Thanks to a gradual decrease in supply-demand mismatches and disruptions in supply chains, in addition to the results of the steps taken for price stability and financial stability, we predict that the disinflation process will begin in the upcoming months.
Capacity utilization levels and other leading indicators point to strong domestic economic activity thanks to the positive impact of foreign demand. We attach importance to eliminating supply-demand mismatches and capacity constraints that increase inflation and strengthening the trend in the current account balance. In this context, we closely monitor commercial and personal loans. We consider it necessary for sustainable price stability that the resources provided to the economy are effectively directed to intended activities.
We are closely monitoring the cumulative effects of the decisions taken in the first quarter of the new year. In this period, we are conducting a comprehensive policy framework review that prioritizes the Turkish lira in all policy tools of the Central Bank to create a foundation for sustainable price stability.
In this context, the “liraization strategy” constitutes one of the essential elements of the Central Bank’s policy review process. As the relevant box in our report elaborates, the liraization strategy is created with a holistic approach that focuses on the use of the Turkish lira in the system through new financial products, collateral diversification and regulations regarding liquidity management practices
The Central Bank has recently implemented a series of practices in the context of this strategy. As you know, in December 2021, a step was taken to strengthen the preference for TL deposits by supporting the conversion of foreign currency and gold deposits into TL. Along with the complementary product of the Ministry of Treasury and Finance, unhealthy price formations in exchange rates have been prevented.
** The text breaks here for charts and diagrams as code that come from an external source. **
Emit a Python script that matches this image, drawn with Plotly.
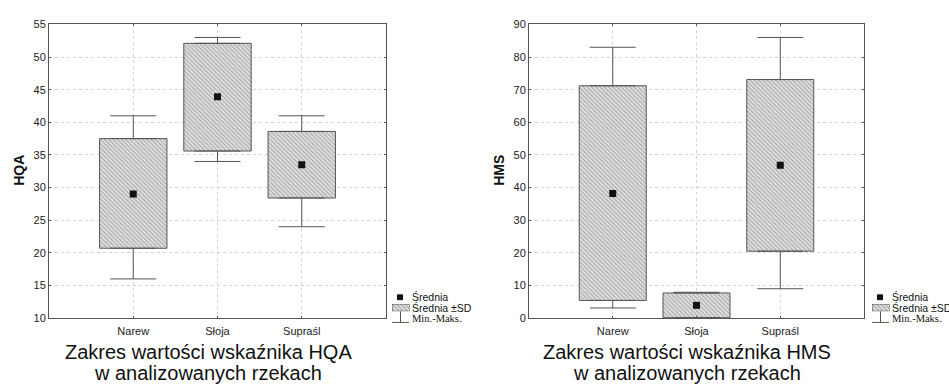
import plotly.graph_objects as go

W, H = 949, 389

# ---------------- data ----------------
rivers = ["Narew", "Słoja", "Supraśl"]
xpos = [1, 2, 3]

hqa_mean = [29.0, 43.9, 33.5]
hqa_sd_low = [20.7, 35.6, 28.4]
hqa_sd_high = [37.5, 52.1, 38.6]
hqa_min = [16.0, 34.0, 24.0]
hqa_max = [41.0, 53.0, 41.0]

hms_mean = [38.2, 3.9, 46.8]
hms_sd_low = [5.4, 0.1, 20.5]
hms_sd_high = [71.2, 7.7, 73.1]
hms_min = [3.1, 0.0, 9.0]
hms_max = [83.0, 7.9, 86.0]

hqa_ticks = [10, 15, 20, 25, 30, 35, 40, 45, 50, 55]
hms_ticks = [0, 10, 20, 30, 40, 50, 60, 70, 80, 90]

legend_labels = ["Średnia", "Średnia ±SD", "Min.-Maks."]
titles = [("Zakres wartości wskaźnika HQA", "w analizowanych rzekach"),
          ("Zakres wartości wskaźnika HMS", "w analizowanych rzekach")]
ytitles = ["HQA", "HMS"]

# ---------------- styling ----------------
SANS = "Liberation Sans, Arial, sans-serif"
SERIF = "Liberation Serif, Times New Roman, serif"
EDGE = "#555555"
PATTERN = dict(shape="\\", fgcolor="#6a6a6a", bgcolor="#e4e4e4", size=3, solidity=0.4)

fig = go.Figure()


def px_x(p):
    return p / W


def px_y(p):
    return 1 - p / H


def add_panel(xa, ya, mean, lo, hi, mn, mx):
    xs = "x" if xa == 1 else f"x{xa}"
    ys = "y" if ya == 1 else f"y{ya}"
    fig.add_trace(go.Bar(
        x=xpos, y=[h - l for h, l in zip(hi, lo)], base=lo, width=0.8,
        marker=dict(color="#e4e4e4", pattern=PATTERN, line=dict(color=EDGE, width=1)),
        xaxis=xs, yaxis=ys, showlegend=False, hoverinfo="skip"))
    # upper whiskers
    fig.add_trace(go.Scatter(
        x=xpos, y=hi, mode="markers", marker=dict(size=1, color="rgba(0,0,0,0)"),
        error_y=dict(type="data", symmetric=False,
                     array=[m - h for m, h in zip(mx, hi)], arrayminus=[0] * len(hi),
                     color="#555555", thickness=1, width=23),
        xaxis=xs, yaxis=ys, showlegend=False, hoverinfo="skip"))
    # lower whiskers
    fig.add_trace(go.Scatter(
        x=xpos, y=lo, mode="markers", marker=dict(size=1, color="rgba(0,0,0,0)"),
        error_y=dict(type="data", symmetric=False,
                     array=[0] * len(lo), arrayminus=[l - m for l, m in zip(lo, mn)],
                     color="#555555", thickness=1, width=23),
        xaxis=xs, yaxis=ys, showlegend=False, hoverinfo="skip"))
    # means
    fig.add_trace(go.Scatter(
        x=xpos, y=mean, mode="markers",
        marker=dict(symbol="square", size=7, color="#111111"),
        xaxis=xs, yaxis=ys, showlegend=False, hoverinfo="skip"))


add_panel(1, 1, hqa_mean, hqa_sd_low, hqa_sd_high, hqa_min, hqa_max)
add_panel(2, 2, hms_mean, hms_sd_low, hms_sd_high, hms_min, hms_max)

axis_common = dict(showline=True, mirror="ticks", linecolor=EDGE, linewidth=1,
                   ticks="inside", ticklen=2, tickcolor=EDGE,
                   showgrid=True, gridcolor="#d4d4d4", griddash="dot", gridwidth=1,
                   zeroline=False, tickfont=dict(family=SANS, size=11, color="#222"))

top, bottom = 19, 322
panels = [(49, 386), (529, 864)]

layout = dict(
    width=W, height=H, margin=dict(l=0, r=0, t=0, b=0),
    paper_bgcolor="white", plot_bgcolor="white", showlegend=False, barmode="overlay",
    xaxis=dict(domain=[px_x(panels[0][0]), px_x(panels[0][1])], range=[0, 4],
               tickvals=xpos, ticktext=rivers, anchor="y", ticklabelstandoff=3, **axis_common),
    yaxis=dict(domain=[px_y(bottom), px_y(top)], range=[10, 55], tickvals=hqa_ticks,
               anchor="x", **axis_common),
    xaxis2=dict(domain=[px_x(panels[1][0]), px_x(panels[1][1])], range=[0, 4],
                tickvals=xpos, ticktext=rivers, anchor="y2", ticklabelstandoff=3, **axis_common),
    yaxis2=dict(domain=[px_y(bottom), px_y(top)], range=[0, 90], tickvals=hms_ticks,
                anchor="x2", **axis_common),
)
fig.update_layout(**layout)

annotations = []
shapes = []
for i, (l, r) in enumerate(panels):
    off = 0 if i == 0 else 480
    # y-axis title
    annotations.append(dict(text=f"<b>{ytitles[i]}</b>", x=px_x(19 + off),
                            y=px_y(170), xref="paper", yref="paper", showarrow=False,
                            textangle=-90, font=dict(family=SANS, size=14, color="#111"),
                            xanchor="center", yanchor="middle"))
    # title lines
    cx = 208 if i == 0 else 687
    annotations.append(dict(text=titles[i][0], x=px_x(cx), y=px_y(357), xref="paper",
                            yref="paper", showarrow=False, xanchor="center", yanchor="middle",
                            font=dict(family=SANS, size=20, color="#111")))
    annotations.append(dict(text=titles[i][1], x=px_x(cx), y=px_y(379), xref="paper",
                            yref="paper", showarrow=False, xanchor="center", yanchor="middle",
                            font=dict(family=SANS, size=20, color="#111")))
    # legend
    tx = 410 + off
    for lbl, yy, fam in zip(legend_labels, [300.5, 311.5, 322], [SANS, SANS, SERIF]):
        annotations.append(dict(text=lbl, x=px_x(tx), y=px_y(yy), xref="paper", yref="paper",
                                showarrow=False, xanchor="left", yanchor="middle",
                                font=dict(family=fam, size=10.5, color="#111")))
    shapes.append(dict(type="rect", xref="paper", yref="paper",
                       x0=px_x(397 + off), x1=px_x(403 + off), y0=px_y(303.5), y1=px_y(297.5),
                       fillcolor="#111", line=dict(width=0)))
    shapes.append(dict(type="line", xref="paper", yref="paper",
                       x0=px_x(400.5 + off), x1=px_x(400.5 + off), y0=px_y(315), y1=px_y(326.5),
                       line=dict(color="#555", width=1)))
    shapes.append(dict(type="line", xref="paper", yref="paper",
                       x0=px_x(392 + off), x1=px_x(409 + off), y0=px_y(326.5), y1=px_y(326.5),
                       line=dict(color="#555", width=1)))

fig.update_layout(annotations=annotations, shapes=shapes)

# legend swatches (hatched box) on small hidden axes
for k, off in [(3, 0), (4, 480)]:
    fig.add_trace(go.Bar(x=[0], y=[1], width=1,
                         marker=dict(color="#e4e4e4", pattern=PATTERN,
                                     line=dict(color=EDGE, width=1)),
                         xaxis=f"x{k}", yaxis=f"y{k}", showlegend=False, hoverinfo="skip"))
    fig.update_layout(**{
        f"xaxis{k}": dict(domain=[px_x(392 + off), px_x(409.5 + off)], range=[-0.5, 0.5],
                          visible=False, anchor=f"y{k}", fixedrange=True),
        f"yaxis{k}": dict(domain=[px_y(315), px_y(307.5)], range=[0, 1],
                          visible=False, anchor=f"x{k}", fixedrange=True),
    })

fig.write_html("out.html", config={"displayModeBar": False},
               post_script="document.body.style.margin='0';document.body.style.overflow='hidden';")
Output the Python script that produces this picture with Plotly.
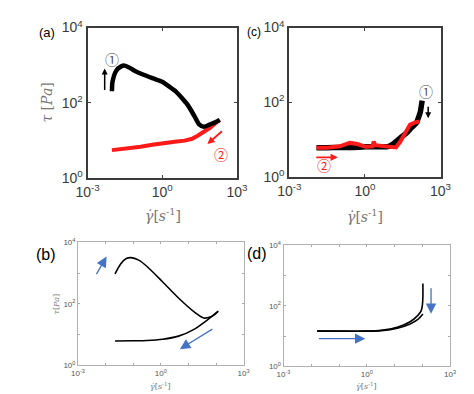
import plotly.graph_objects as go

# ---------------- data ----------------
# (a) experiment: ramp up (black) and ramp down (red)
a_up_rate = [0.00955, 0.01, 0.0141, 0.0224, 0.0309, 0.0501, 0.0741, 0.158, 0.427, 1.0, 1.86, 3.55, 6.03, 10, 14.5, 22.4, 30.2, 46.8, 83.2, 126, 204]
a_up_stress = [204, 355, 708, 933, 977, 851, 724, 575, 447, 363, 275, 200, 138, 93, 63, 38, 27, 23.4, 27, 30, 35.5]
a_down_rate = [0.00955, 0.0316, 0.135, 0.398, 1.05, 3.16, 7.94, 15.8, 26.3, 50.1, 83.2, 126, 204]
a_down_stress = [5.6, 6.0, 6.9, 7.8, 8.7, 9.3, 10, 11.2, 13.5, 17.4, 21.9, 27.5, 35.5]

# (c) experiment: ramp down from high rate (black) and ramp up (red)
c_down_rate = [186, 158, 126, 110, 70.8, 46.8, 28.2, 19.5, 12.6, 8.13, 3.16, 1.07, 0.316, 0.1, 0.0316, 0.012]
c_down_stress = [112, 56.2, 35.5, 28.2, 21.4, 15.8, 12.0, 9.77, 7.59, 6.61, 6.61, 6.53, 6.31, 6.31, 6.17, 6.17]
c_up_rate = [0.012, 0.0316, 0.1, 0.251, 0.501, 1.07, 2.0, 2.24, 2.57, 5.01, 8.13, 17.0, 25.1, 34.7, 61.7, 100, 148]
c_up_stress = [6.17, 6.17, 6.76, 8.32, 7.76, 6.53, 6.76, 9.12, 7.24, 6.92, 6.61, 6.31, 8.91, 12.9, 25.7, 29.5, 30.9]

# (b) model
b_up_rate = [0.0219, 0.0355, 0.0562, 0.0832, 0.158, 0.309, 1.17, 4.37, 16.6, 36.3, 61.7, 89.1, 120]
b_up_stress = [933, 1995, 2951, 3162, 2630, 1660, 513, 155, 53.7, 34.7, 37.2, 44.7, 57.5]
b_down_rate = [120, 47.9, 16.6, 4.37, 1.17, 0.309, 0.1, 0.0219]
b_down_stress = [57.5, 29.5, 15.1, 8.91, 7.08, 6.46, 6.31, 6.17]

# (d) model
d_1_rate = [0.0162, 0.1, 0.912, 3.39, 12.6, 36.3, 69.2, 91.2, 100, 105, 105]
d_1_stress = [14.5, 14.5, 14.5, 15.5, 19.5, 29.5, 47.9, 69.2, 100, 200, 537]
d_2_rate = [0.0162, 0.912, 3.39, 12.6, 36.3, 69.2, 105]
d_2_stress = [14.5, 14.5, 15.1, 18.2, 25.1, 35.5, 53.7]

x_tickvals = [0.001, 1, 1000]
x_ticktext = ["10<sup>-3</sup>", "10<sup>0</sup>", "10<sup>3</sup>"]
y_tickvals = [1, 100, 10000]
y_ticktext = ["10<sup>0</sup>", "10<sup>2</sup>", "10<sup>4</sup>"]

W, H = 474, 394
def px(x):
    return x / W
def py(y):
    return 1 - y / H

fig = go.Figure()

# traces
fig.add_trace(go.Scatter(x=a_down_rate, y=a_down_stress, mode="lines", line=dict(color="#ff1a1a", width=4), xaxis="x", yaxis="y"))
fig.add_trace(go.Scatter(x=a_up_rate, y=a_up_stress, mode="lines", line=dict(color="black", width=4.5, shape="spline", smoothing=0.6), xaxis="x", yaxis="y"))
fig.add_trace(go.Scatter(x=c_down_rate, y=c_down_stress, mode="lines", line=dict(color="black", width=5.5, shape="spline", smoothing=0.5), xaxis="x2", yaxis="y2"))
fig.add_trace(go.Scatter(x=c_up_rate, y=c_up_stress, mode="lines", line=dict(color="#ff1a1a", width=4), xaxis="x2", yaxis="y2"))
fig.add_trace(go.Scatter(x=b_up_rate, y=b_up_stress, mode="lines", line=dict(color="black", width=1.6, shape="spline", smoothing=0.8), xaxis="x3", yaxis="y3"))
fig.add_trace(go.Scatter(x=b_down_rate, y=b_down_stress, mode="lines", line=dict(color="black", width=1.6, shape="spline", smoothing=0.8), xaxis="x3", yaxis="y3"))
fig.add_trace(go.Scatter(x=d_1_rate, y=d_1_stress, mode="lines", line=dict(color="black", width=1.6, shape="spline", smoothing=0.6), xaxis="x4", yaxis="y4"))
fig.add_trace(go.Scatter(x=d_2_rate, y=d_2_stress, mode="lines", line=dict(color="black", width=1.6, shape="spline", smoothing=0.6), xaxis="x4", yaxis="y4"))

def big_x(domain, anchor):
    return dict(type="log", range=[-3, 3], domain=domain, anchor=anchor,
                tickvals=x_tickvals, ticktext=x_ticktext, ticks="inside", ticklen=3,
                showline=True, linecolor="#3c3c3c", linewidth=2, mirror="ticks",
                showgrid=False, zeroline=False,
                tickfont=dict(family="Liberation Sans", size=14, color="#3a3a3a"))

def big_y(domain, anchor):
    return dict(type="log", range=[0, 4], domain=domain, anchor=anchor,
                tickvals=y_tickvals, ticktext=y_ticktext, ticks="inside", ticklen=3,
                showline=True, linecolor="#3c3c3c", linewidth=2, mirror="ticks",
                showgrid=False, zeroline=False,
                tickfont=dict(family="Liberation Sans", size=14, color="#3a3a3a"))

small_xvals = [0.001, 0.01, 0.1, 1, 10, 100, 1000]
small_xtext = ["10<sup>-3</sup>", "", "", "10<sup>0</sup>", "", "", "10<sup>3</sup>"]
small_yvals = [1, 10, 100, 1000, 10000]
small_ytext = ["10<sup>0</sup>", "", "10<sup>2</sup>", "", "10<sup>4</sup>"]

def small_x(domain, anchor):
    return dict(type="log", range=[-3, 3], domain=domain, anchor=anchor,
                tickvals=small_xvals, ticktext=small_xtext, ticks="inside", ticklen=2,
                tickcolor="#aaaaaa",
                showline=True, linecolor="#b0b0b0", linewidth=1, mirror="ticks",
                showgrid=False, zeroline=False,
                tickfont=dict(family="Liberation Sans", size=8, color="#555555"))

def small_y(domain, anchor):
    return dict(type="log", range=[0, 4], domain=domain, anchor=anchor,
                tickvals=small_yvals, ticktext=small_ytext, ticks="inside", ticklen=2,
                tickcolor="#aaaaaa",
                showline=True, linecolor="#b0b0b0", linewidth=1, mirror="ticks",
                showgrid=False, zeroline=False,
                tickfont=dict(family="Liberation Sans", size=8, color="#555555"))

fig.update_layout(
    width=W, height=H, margin=dict(l=0, r=0, t=0, b=0),
    paper_bgcolor="white", plot_bgcolor="white", showlegend=False,
    xaxis=big_x([px(71), px(228)], "y"),
    yaxis=big_y([py(168), py(10)], "x"),
    xaxis2=big_x([px(283), px(442)], "y2"),
    yaxis2=big_y([py(167), py(10)], "x2"),
    xaxis3=small_x([px(61), px(235)], "y3"),
    yaxis3=small_y([py(364), py(235)], "x3"),
    xaxis4=small_x([px(277), px(452)], "y4"),
    yaxis4=small_y([py(365), py(238)], "x4"),
)

ann = []
def text(x, y, s, size, color="black", family="Liberation Sans", angle=0):
    ann.append(dict(x=px(x), y=py(y), xref="paper", yref="paper", text=s, showarrow=False,
                    font=dict(size=size, color=color, family=family), textangle=angle,
                    xanchor="center", yanchor="middle"))

def arrow(x0, y0, x1, y1, color, width, head=2, size=1.0):
    ann.append(dict(x=px(x1), y=py(y1), xref="paper", yref="paper", ax=x0 - x1, ay=y0 - y1,
                    axref="pixel", ayref="pixel", text="", showarrow=True,
                    arrowcolor=color, arrowwidth=width, arrowhead=head, arrowsize=size))

# panel labels
text(28, 15, "(a)", 13)
text(246, 15, "(c)", 12)
text(27, 248, "(b)", 16)
text(249, 247, "(d)", 16)

# axis titles
gd = "\u03b3\u0307"
serif = "DejaVu Serif"
text(150, 206, "<i>" + gd + "</i>[<i>s</i><sup>-1</sup>]", 14, "#777777", serif)
text(363, 207, "<i>" + gd + "</i>[<i>s</i><sup>-1</sup>]", 14, "#777777", serif)
text(28, 89, "<i>\u03c4</i> [<i>Pa</i>]", 14, "#777777", serif, -90)
text(148, 386, "<i>" + gd + "</i>[<i>s</i><sup>-1</sup>]", 8, "#777777", serif)
text(364, 386, "<i>" + gd + "</i>[<i>s</i><sup>-1</sup>]", 8, "#777777", serif)
text(38, 300, "<i>\u03c4</i>[<i>Pa</i>]", 8, "#777777", serif, -90)

# circled step numbers
text(97, 43, "\u2460", 14, "#555555", "Noto Sans CJK JP")
text(211, 143, "\u2461", 14, "#ff2020", "Noto Sans CJK JP")
text(427, 77, "\u2460", 14, "#555555", "Noto Sans CJK JP")
text(319, 154, "\u2461", 14, "#ff2020", "Noto Sans CJK JP")

# arrows
arrow(89, 76, 89, 53, "black", 1.5, 2, 0.8)
arrow(213, 118, 197, 132, "#ff1a1a", 1.8, 2, 0.8)
arrow(429, 92, 429, 105, "black", 1.5, 2, 0.8)
arrow(311, 146, 334, 146, "#ff1a1a", 1.8, 2, 0.8)
arrow(80, 269, 91, 250, "#4472c4", 1.3, 2, 1.6)
arrow(202, 326, 168, 347, "#4472c4", 1.3, 2, 1.6)
arrow(432, 283, 432, 310, "#4472c4", 1.3, 2, 1.6)
arrow(315, 336, 363, 336, "#4472c4", 1.3, 2, 1.6)

fig.update_layout(annotations=ann)
fig.write_html("out.html")
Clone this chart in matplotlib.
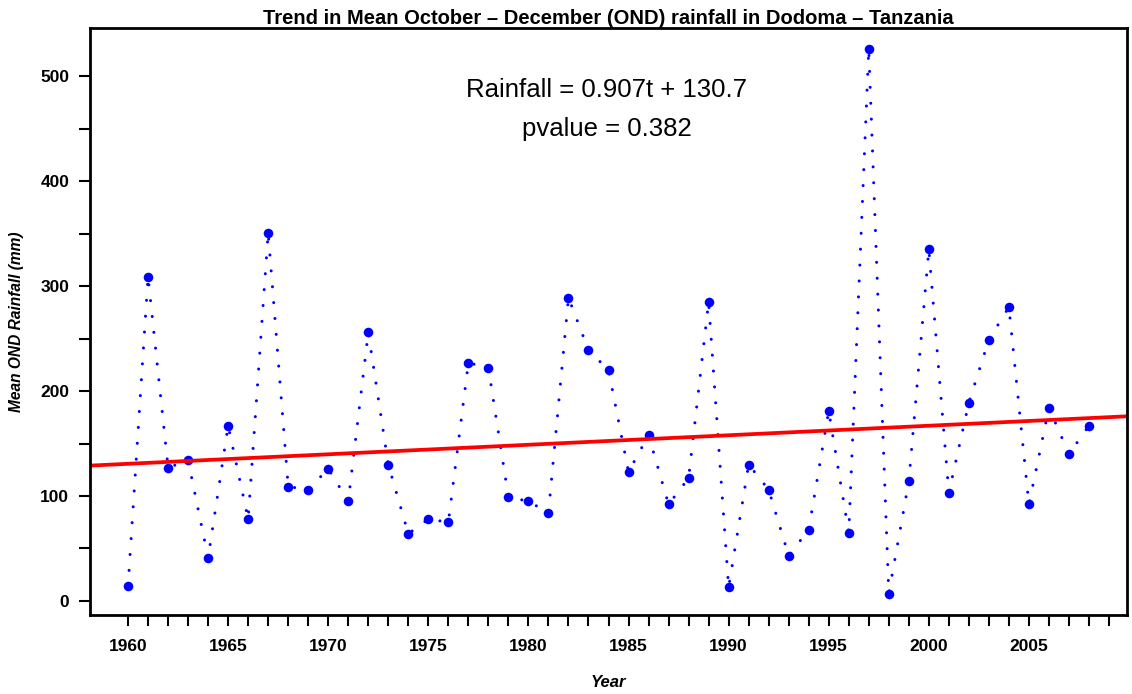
import numpy as np
import matplotlib
matplotlib.use("Agg")
import matplotlib.pyplot as plt
from matplotlib.ticker import MultipleLocator

plt.rcParams['font.family'] = ['Liberation Sans', 'DejaVu Sans']

# OND rainfall at Dodoma (mm)
years = list(range(1960, 2009))
rainfall = [14, 309, 127, 134, 41, 167, 78, 351, 109, 106,
            126, 95, 256, 130, 64, 78, 75, 227, 222, 99,
            95, 84, 289, 239, 220, 123, 158, 92, 117, 285,
            13, 130, 106, 43, 68, 181, 65, 526, 7, 114,
            335, 103, 189, 249, 280, 92, 184, 140, 167]

# trend fit reported on the chart, t counted in years from 1960
slope = 0.907
intercept = 130.7
pvalue = 0.382

title = "Trend in Mean October \u2013 December (OND) rainfall in Dodoma \u2013 Tanzania"

fig = plt.figure(figsize=(11.32, 6.94), dpi=100)
ax = fig.add_axes([0.0795, 0.1138, 0.9161, 0.8459])

# R-style dotted line: small round dots, wide gaps
ax.plot(years, rainfall, color='blue', linewidth=2.2,
        linestyle=(0, (0.01, 5.2)), dash_capstyle='round')
ax.plot(years, rainfall, 'o', color='blue', markersize=6.9, markeredgewidth=0)

ax.set_xlim(1958.1, 2009.9)
ax.set_ylim(-13.4, 546)

xl = np.array(ax.get_xlim())
ax.plot(xl, intercept + slope * (xl - 1960), color='red', linewidth=2.7,
        solid_capstyle='butt')

ax.text(1983.9, 487, f"Rainfall = {slope}t + {intercept}", ha='center', va='center',
        fontsize=18.5)
ax.text(1983.9, 450, f"pvalue = {pvalue}", ha='center', va='center', fontsize=18.5)

ax.set_title(title, fontsize=14.5, fontweight='bold', pad=3)

ax.set_xticks(range(1960, 2006, 5))
ax.set_xticks(range(1960, 2010), minor=True)
ax.set_yticks([0, 100, 200, 300, 400, 500])
ax.yaxis.set_minor_locator(MultipleLocator(50))

ax.tick_params(which='both', direction='out', width=1.5, length=8)
ax.tick_params(axis='x', pad=9)
ax.tick_params(axis='y', pad=7)
for lab in ax.get_xticklabels() + ax.get_yticklabels():
    lab.set_fontweight('bold')
    lab.set_fontsize(12.5)

for sp in ax.spines.values():
    sp.set_linewidth(2)

ax.set_xlabel("Year", fontweight='bold', fontstyle='italic', fontsize=12)
ax.set_ylabel("Mean OND Rainfall (mm)", fontweight='bold', fontstyle='italic', fontsize=11.2)
ax.xaxis.set_label_coords(0.5, -0.102)
ax.yaxis.set_label_coords(-0.064, 0.5)

fig.savefig("out.png", dpi=100)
Elements of liquidity management such as funding amount, instruments used, distribution, maturity and collateral structure are important for the efficiency of the monetary policy transmission mechanism. In this regard, the size of the OMO and swap transactions, which are the main components of the current Turkish lira liquidity management, their share in the volume of total CBRT funding, their distribution according to the facility used and the collateral structure are reviewed within the scope of the liraization strategy.
The use of the loans provided to the real sector by the financial system in accordance with their determined purposes is essential for financial stability and hence for the strength of the Turkish lira.
In this context, the Central Bank supports exports and investments through rediscounts and Advance Loans Against Investment Commitment (YTAK). We will contribute to the achievement of a sustainable price stability by not only supporting exports, the current account balance, investments and employment through targeted loans, but also taking steps to stabilize credit growth with a balanced composition.
In line with the pro-lira strategy within the Central Bank’s policy review process, the focus of all actions to be taken in the short, medium and long term will be to promote the conversion into liras in the financial system in order to achieve a more sustainable price stability.
As I conclude my speech, I would like to thank all my colleagues who contributed to the Report, primarily the members of the Monetary Policy Committee and the staff of the Research and Monetary Policy Department as well the staff of other departments who contributed to the related preparatory work.
Once again, I would like to thank you all for your participation, both online and in-person. Now, I’ll try to answer your questions, time permitting.